-- SOURCE DATA start --

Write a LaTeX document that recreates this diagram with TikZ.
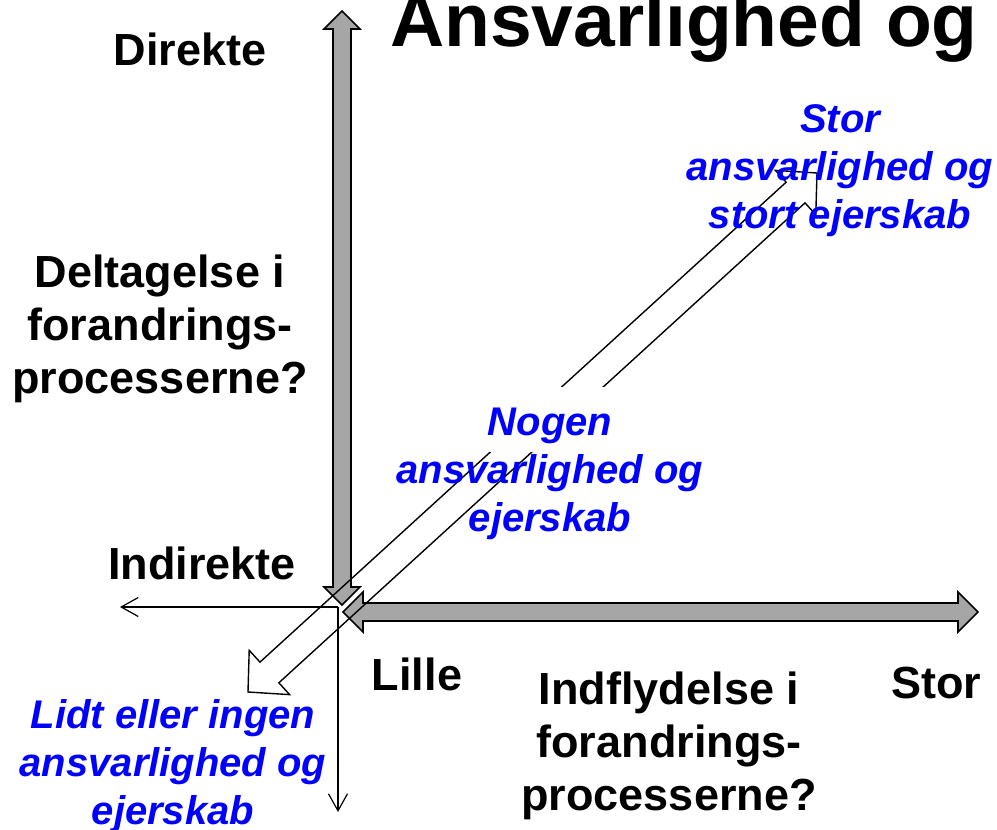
\documentclass[tikz,border=0pt]{standalone}
\usepackage{fontspec}
\setmainfont{Liberation Sans}
\usetikzlibrary{arrows.meta,calc}
\definecolor{axisgray}{RGB}{166,166,166}
\definecolor{labelblue}{RGB}{0,0,255}
\begin{document}
\begin{tikzpicture}[x=1pt,y=-1pt,
  blockarrow/.style={draw=black,line width=1.6pt,fill=axisgray,line join=miter},
  outlinearrow/.style={draw=black,line width=1.4pt,line join=miter},
  thinarrow/.style={draw=black,line width=1.2pt,-{Straight Barb[length=17pt,width=19pt,line width=1.2pt]}},
  axislabel/.style={font=\fontsize{45}{53}\selectfont\bfseries,inner sep=0pt,align=center},
  zonelabel/.style={font=\fontsize{40}{48}\selectfont\bfseries\itshape,text=labelblue,inner sep=0pt,align=center},
]
\useasboundingbox (0,0) rectangle (997,830);
\clip (0,0) rectangle (997,830);

% heading, partly above the top edge
\node[anchor=base west,inner sep=0pt,font=\fontsize{75}{90}\selectfont\bfseries] (title) at (390,46) {Ansvarlighed og};

% vertical double block arrow (participation axis)
\coordinate (vtop) at (342,11);
\coordinate (vbot) at (342,605);
\draw[blockarrow] (vtop) -- ($(vtop)+(18,18)$) -- ($(vtop)+(9,18)$) -- ($(vbot)+(9,-18)$)
  -- ($(vbot)+(18,-18)$) -- (vbot) -- ($(vbot)+(-18,-18)$) -- ($(vbot)+(-9,-18)$)
  -- ($(vtop)+(-9,18)$) -- ($(vtop)+(-18,18)$) -- cycle;

% horizontal double block arrow (influence axis)
\coordinate (hleft) at (343,612);
\coordinate (hright) at (978,612);
\draw[blockarrow] (hleft) -- ($(hleft)+(20,-20)$) -- ($(hleft)+(20,-9)$) -- ($(hright)+(-20,-9)$)
  -- ($(hright)+(-20,-20)$) -- (hright) -- ($(hright)+(-20,20)$) -- ($(hright)+(-20,9)$)
  -- ($(hleft)+(20,9)$) -- ($(hleft)+(20,20)$) -- cycle;

% thin arrows out of the corner
\coordinate (corner) at (338,607);
\coordinate (leftend) at (120,607);
\coordinate (downend) at (338,812);
\draw[thinarrow] (corner) -- (leftend);
\draw[thinarrow] (corner) -- (downend);

% diagonal outline double arrow
\coordinate (dA) at (248,692);
\coordinate (dB) at (817,173);
\coordinate (m1) at ($(dA)!29pt!(dB)$);
\coordinate (m2) at ($(dB)!29pt!(dA)$);
\draw[outlinearrow] (dA) -- ($(m1)!30pt!90:(dB)$) -- ($(m1)!14pt!90:(dB)$)
  -- ($(m2)!14pt!-90:(dA)$) -- ($(m2)!30pt!-90:(dA)$) -- (dB)
  -- ($(m2)!30pt!90:(dA)$) -- ($(m2)!14pt!90:(dA)$)
  -- ($(m1)!14pt!-90:(dB)$) -- ($(m1)!30pt!-90:(dB)$) -- cycle;

% white panel behind the middle label
\fill[white] (455,387) rectangle (645,452);

% zone labels
\node[zonelabel] (high) at (840,171) {Stor\\ansvarlighed og\\stort ejerskab};
\node[zonelabel] (some) at (550,474) {Nogen\\ansvarlighed og\\ejerskab};
\node[zonelabel] (low) at (173,766) {Lidt eller ingen\\ansvarlighed og\\ejerskab};

% axis labels
\node[axislabel,anchor=base] (direct) at (190,65) {Direkte};
\node[axislabel] (participation) at (160,329) {Deltagelse i\\forandrings-\\processerne?};
\node[axislabel,anchor=base] (indirect) at (202,579) {Indirekte};
\node[axislabel,anchor=base] (small) at (417,690) {Lille};
\node[axislabel,anchor=base] (large) at (936,698) {Stor};
\node[axislabel] (influence) at (669,746) {Indflydelse i\\forandrings-\\processerne?};
\end{tikzpicture}
\end{document}
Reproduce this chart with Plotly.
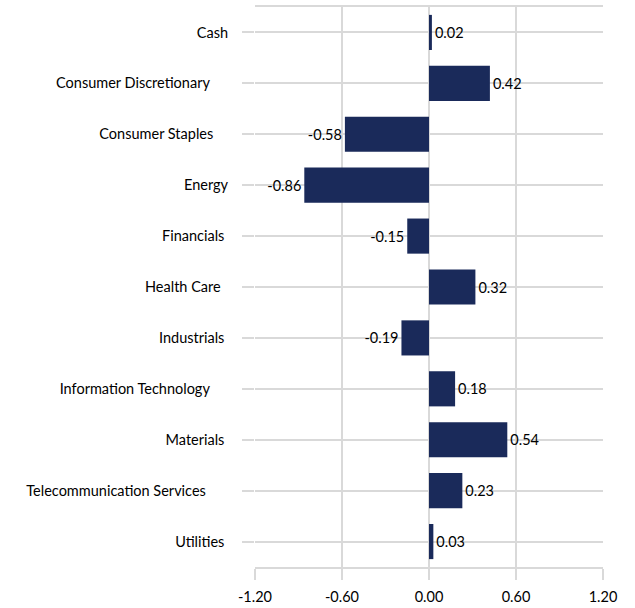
import plotly.graph_objects as go

categories = ["Cash", "Consumer Discretionary", "Consumer Staples", "Energy", "Financials",
              "Health Care", "Industrials", "Information Technology", "Materials",
              "Telecommunication Services", "Utilities"]
trailing_spaces = [0, 5, 4, 0, 1, 2, 1, 5, 1, 6, 1]
values = [0.02, 0.42, -0.58, -0.86, -0.15, 0.32, -0.19, 0.18, 0.54, 0.23, 0.03]
x_ticks = [-1.2, -0.6, 0.0, 0.6, 1.2]

labels = [c + "\u00a0" * n for c, n in zip(categories, trailing_spaces)]
FONT = "Lato"
FS = 14.5
GRID = "#d9d9d9"

fig = go.Figure(go.Bar(
    y=labels, x=values, orientation="h",
    marker=dict(color="#1a2a5a", line=dict(width=0)),
    text=[f"{v:.2f}" for v in values], textposition="outside",
    textfont=dict(family=FONT, size=FS, color="#000000"),
    cliponaxis=False,
))

fig.update_layout(
    width=635, height=608,
    margin=dict(l=255, r=32, t=7, b=41),
    paper_bgcolor="white", plot_bgcolor="white",
    showlegend=False, bargap=0.31,
    font=dict(family=FONT, size=FS, color="#000000"),
    xaxis=dict(range=[-1.2, 1.2], tickvals=x_ticks, ticktext=[f"{t:.2f}" for t in x_ticks],
               showgrid=True, gridcolor=GRID, gridwidth=1.5, zeroline=False,
               ticks="outside", ticklen=11, tickcolor=GRID, tickwidth=1.5,
               ticklabelstandoff=5, automargin=False,
               showline=True, linecolor=GRID, linewidth=1.5, mirror=True,
               tickfont=dict(family=FONT, size=FS, color="#000000")),
    yaxis=dict(autorange="reversed", showgrid=True, gridcolor=GRID, gridwidth=1.5,
               ticks="outside", ticklen=12, tickcolor=GRID, tickwidth=1.5,
               ticklabelstandoff=11, automargin=False,
               showline=False, zeroline=False,
               tickfont=dict(family=FONT, size=FS, color="#000000")),
)

fig.write_html("out.html", config={"displayModeBar": False},
               post_script="document.body.style.margin='0px';")
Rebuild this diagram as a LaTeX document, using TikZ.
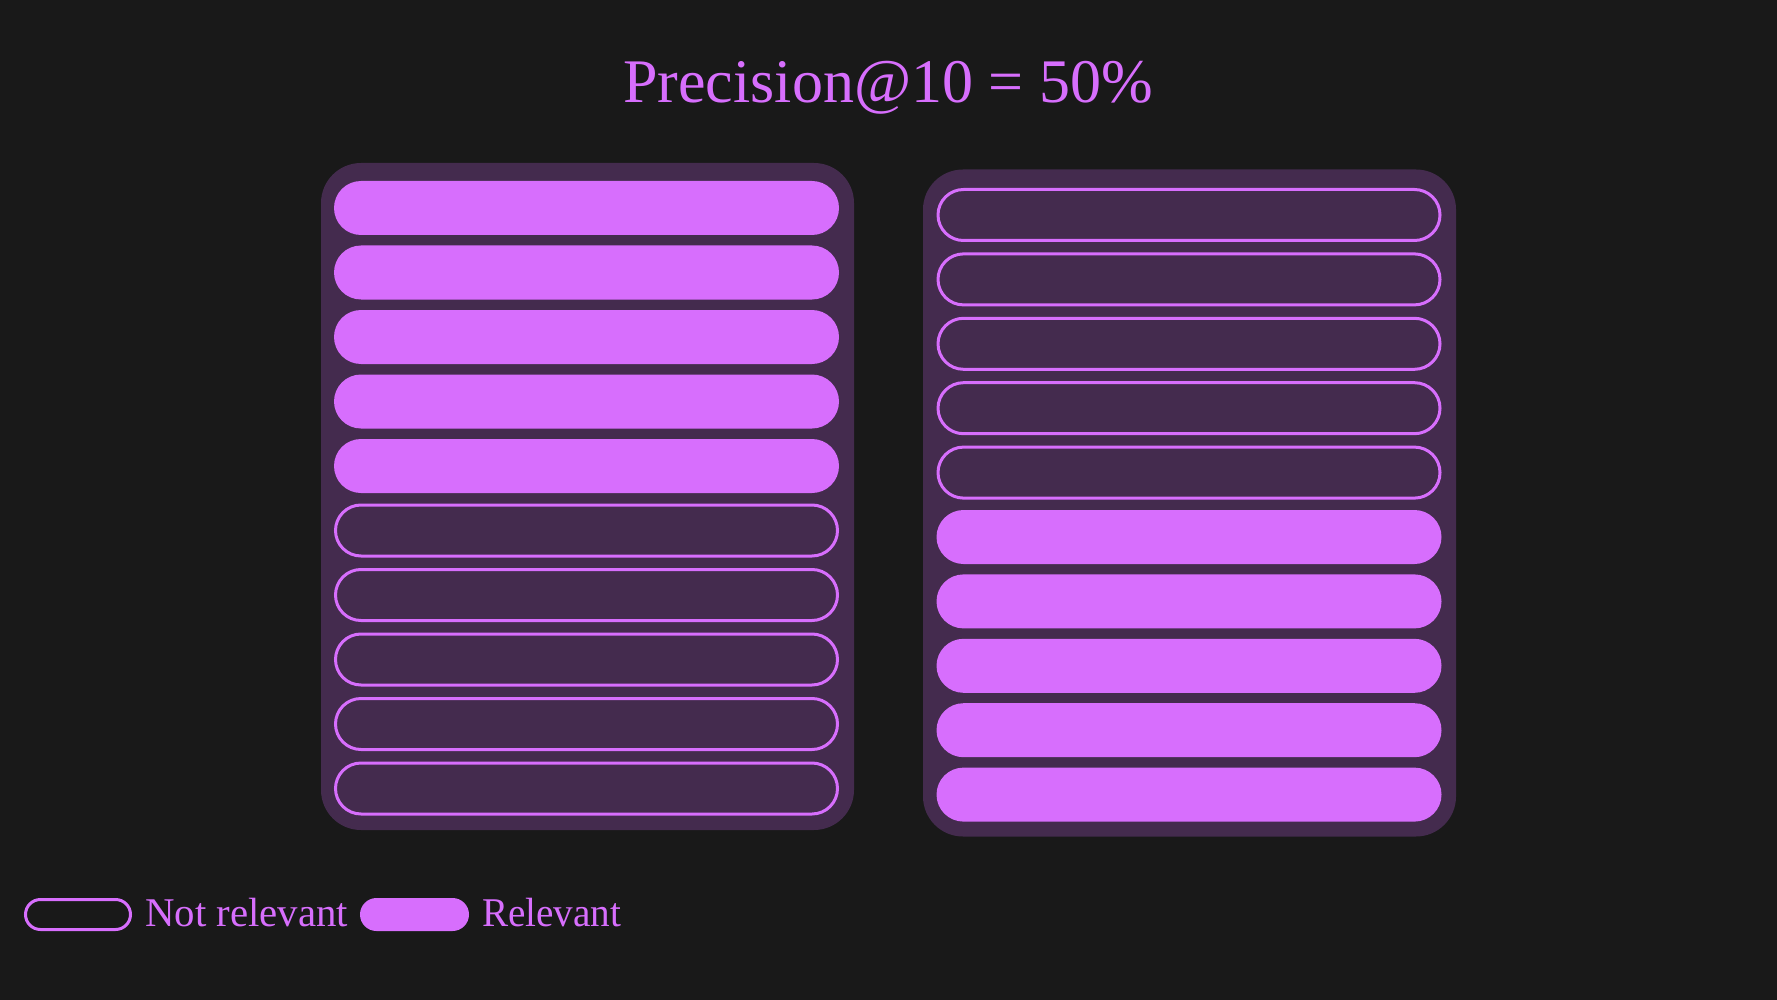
\documentclass[tikz,border=0pt]{standalone}
\usepackage{fontspec}
\setmainfont{Liberation Serif}
\definecolor{bgc}{RGB}{25,25,25}
\definecolor{panelc}{RGB}{68,43,78}
\definecolor{pinkc}{RGB}{215,110,253}
\begin{document}
\begin{tikzpicture}[x=1pt,y=-1pt,
  panelbox/.style={fill=panelc,draw=none,rounded corners=40pt,minimum width=533pt,minimum height=667pt,inner sep=0pt},
  relbar/.style={fill=pinkc,draw=none,rounded corners=27pt,minimum width=505pt,minimum height=54pt,inner sep=0pt},
  nonbar/.style={fill=panelc,draw=pinkc,line width=3pt,rounded corners=25.5pt,minimum width=502pt,minimum height=51pt,inner sep=0pt},
  relpill/.style={fill=pinkc,draw=none,rounded corners=16.5pt,minimum width=109pt,minimum height=33pt,inner sep=0pt},
  nonpill/.style={fill=bgc,draw=pinkc,line width=3pt,rounded corners=15pt,minimum width=105pt,minimum height=30pt,inner sep=0pt},
  lbl/.style={text=pinkc,inner sep=0pt,font=\fontsize{40.8pt}{44pt}\selectfont}
]
\fill[bgc] (0,0) rectangle (1777,1000);
\useasboundingbox (0,0) rectangle (1777,1000);
\node[text=pinkc,inner sep=0pt,anchor=base,font=\fontsize{62pt}{66pt}\selectfont] (title) at (888,103) {Precision@10 = 50\%};
% panels
\node[panelbox] (lp) at (587.5,496.5) {};
\node[panelbox] (rp) at (1189.5,503) {};
% left panel bars
\foreach \i in {0,...,4}{
  \node[relbar] (l\i) at (586.5,{208+64.5*\i}) {};
}
\foreach \i in {5,...,9}{
  \node[nonbar] (l\i) at (586.5,{208+64.5*\i}) {};
}
% right panel bars
\foreach \i in {0,...,4}{
  \node[nonbar] (r\i) at (1189,{215+64.4*\i}) {};
}
\foreach \i in {5,...,9}{
  \node[relbar] (r\i) at (1189,{215+64.4*\i}) {};
}
% legend
\node[nonpill] (lgn) at (78,914.5) {};
\node[lbl,anchor=base west] (lgnt) at (145,926) {Not relevant};
\node[relpill] (lgr) at (414.5,914.5) {};
\node[lbl,anchor=base west,xscale=0.96] (lgrt) at (482,926) {Relevant};
\end{tikzpicture}
\end{document}
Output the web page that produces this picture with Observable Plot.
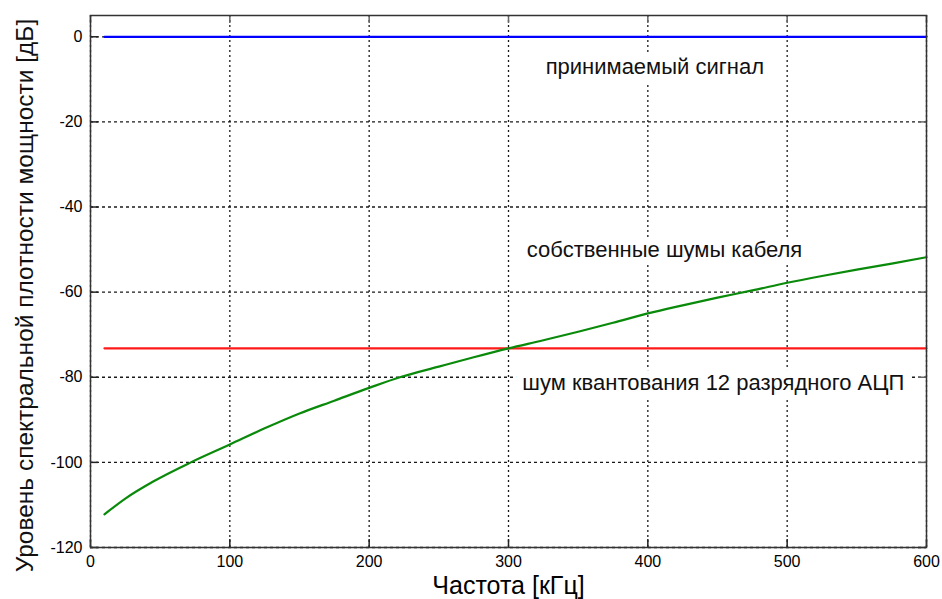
<!DOCTYPE html>
<html>
<head>
<meta charset="utf-8">
<script src="https://cdn.jsdelivr.net/npm/d3@7"></script>
<script src="https://cdn.jsdelivr.net/npm/@observablehq/plot@0.6"></script>
<style>
  html, body { margin: 0; padding: 0; background: #fff; }
  #chart { width: 942px; height: 599px; }
</style>
</head>
<body>
<div id="chart"></div>
<script>
// ---- data ----
const freq = [10, 25, 45, 72, 100, 125, 150, 175, 200, 222, 250, 275, 300, 325, 350, 375, 400, 425, 450, 475, 500, 525, 550, 575, 600];
const cableNoise = [-112.2, -108.5, -104.5, -100, -95.8, -92, -88.5, -85.5, -82.5, -80, -77.5, -75.3, -73.2, -71.3, -69.3, -67.2, -65, -63.1, -61.3, -59.6, -57.8, -56.2, -54.7, -53.3, -51.8];
const signalFreq = [10, 600];
const signalLevel = [0, 0];
const quantFreq = [10, 600];
const quantLevel = [-73.2, -73.2];
const xTicks = [0, 100, 200, 300, 400, 500, 600];
const yTicks = [-120, -100, -80, -60, -40, -20, 0];
const labelTexts = ["принимаемый сигнал", "собственные шумы кабеля", "шум квантования 12 разрядного АЦП"];
const labelFreq = [405, 412, 447];
const labelLevel = [-7, -50, -81.4];
const xTitle = "Частота [кГц]";
const yTitle = "Уровень спектральной плотности мощности [дБ]";

// ---- build tables ----
const cable = freq.map((f, i) => ({f, v: cableNoise[i]}));
const signal = signalFreq.map((f, i) => ({f, v: signalLevel[i]}));
const quant = quantFreq.map((f, i) => ({f, v: quantLevel[i]}));
const labels = labelTexts.map((t, i) => ({t, f: labelFreq[i], v: labelLevel[i]}));

const W = 942, H = 599;
const mL = 90, mR = 16, mT = 15, mB = 52;
const pw = W - mL - mR, ph = H - mT - mB;
const font = "'Liberation Sans', Arial, sans-serif";
const fmt = d => String(d);

const chart = Plot.plot({
  width: W, height: H,
  marginLeft: mL, marginRight: mR, marginTop: mT, marginBottom: mB,
  style: {fontFamily: font, background: "#fff", color: "#000"},
  x: {domain: [0, 600], ticks: xTicks, label: xTitle},
  y: {domain: [-120, 5], ticks: yTicks, label: yTitle},
  marks: [
    // dotted grid
    Plot.gridX(xTicks, {stroke: "#000", strokeOpacity: 0.9, strokeDasharray: "2,3", strokeWidth: 1.3}),
    Plot.gridY(yTicks, {stroke: "#000", strokeOpacity: 0.9, strokeDasharray: "3,3", strokeWidth: 1.3}),
    // inward ticks on four sides
    Plot.tickY(yTicks, {y: d => d, insetRight: pw - 8, stroke: "#222", strokeWidth: 1.5}),
    Plot.tickY(yTicks, {y: d => d, insetLeft: pw - 8, stroke: "#666", strokeWidth: 1.5}),
    Plot.tickX(xTicks, {x: d => d, insetTop: ph - 8, stroke: "#222", strokeWidth: 1.5}),
    Plot.tickX(xTicks, {x: d => d, insetBottom: ph - 8, stroke: "#666", strokeWidth: 1.5}),
    // annotations with white background halo
    Plot.text(labels, {x: "f", y: "v", text: "t", fontSize: 22, fill: "#111", stroke: "white", strokeWidth: 16, paintOrder: "stroke", fontFamily: font}),
    // axes
    Plot.axisX(xTicks, {tickSize: 0, tickPadding: 8, fontSize: 16, tickFormat: fmt, label: null}),
    Plot.axisY(yTicks, {tickSize: 0, tickPadding: 8, fontSize: 16, tickFormat: fmt, label: null}),
    Plot.axisX({ticks: [], tickSize: 0, fontSize: 25, label: xTitle, labelAnchor: "center", labelOffset: 46, labelArrow: "none"}),
    Plot.text([yTitle], {frameAnchor: "left", textAnchor: "middle", dx: -65, dy: 14, rotate: -90, fontSize: 24.5, fill: "#111", fontFamily: font}),
    // series
    Plot.line(signal, {x: "f", y: "v", stroke: "#0000ff", strokeWidth: 2.2}),
    Plot.line(quant, {x: "f", y: "v", stroke: "#ff1a1a", strokeWidth: 2.2}),
    Plot.line(cable, {x: "f", y: "v", stroke: "#0a8a0a", strokeWidth: 2.2, curve: "monotone-x"}),
    // frame
    Plot.frame({stroke: "#333", strokeWidth: 1.5})
  ]
});
document.getElementById("chart").appendChild(chart);
</script>
</body>
</html>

-- SOURCE DATA end --

### WRITTEN EXERCISE
Reproduce the material above exactly, first line through the line that contains "-- ($(vtop)+(-9,18)$) -- ($(vtop)+(-18,18)$)", minus the pictures.

### REPLY
Write a LaTeX document that recreates this diagram with TikZ.
\documentclass[tikz,border=0pt]{standalone}
\usepackage{fontspec}
\setmainfont{Liberation Sans}
\usetikzlibrary{arrows.meta,calc}
\definecolor{axisgray}{RGB}{166,166,166}
\definecolor{labelblue}{RGB}{0,0,255}
\begin{document}
\begin{tikzpicture}[x=1pt,y=-1pt,
  blockarrow/.style={draw=black,line width=1.6pt,fill=axisgray,line join=miter},
  outlinearrow/.style={draw=black,line width=1.4pt,line join=miter},
  thinarrow/.style={draw=black,line width=1.2pt,-{Straight Barb[length=17pt,width=19pt,line width=1.2pt]}},
  axislabel/.style={font=\fontsize{45}{53}\selectfont\bfseries,inner sep=0pt,align=center},
  zonelabel/.style={font=\fontsize{40}{48}\selectfont\bfseries\itshape,text=labelblue,inner sep=0pt,align=center},
]
\useasboundingbox (0,0) rectangle (997,830);
\clip (0,0) rectangle (997,830);

% heading, partly above the top edge
\node[anchor=base west,inner sep=0pt,font=\fontsize{75}{90}\selectfont\bfseries] (title) at (390,46) {Ansvarlighed og};

% vertical double block arrow (participation axis)
\coordinate (vtop) at (342,11);
\coordinate (vbot) at (342,605);
\draw[blockarrow] (vtop) -- ($(vtop)+(18,18)$) -- ($(vtop)+(9,18)$) -- ($(vbot)+(9,-18)$)
  -- ($(vbot)+(18,-18)$) -- (vbot) -- ($(vbot)+(-18,-18)$) -- ($(vbot)+(-9,-18)$)
  -- ($(vtop)+(-9,18)$) -- ($(vtop)+(-18,18)$) -- cycle;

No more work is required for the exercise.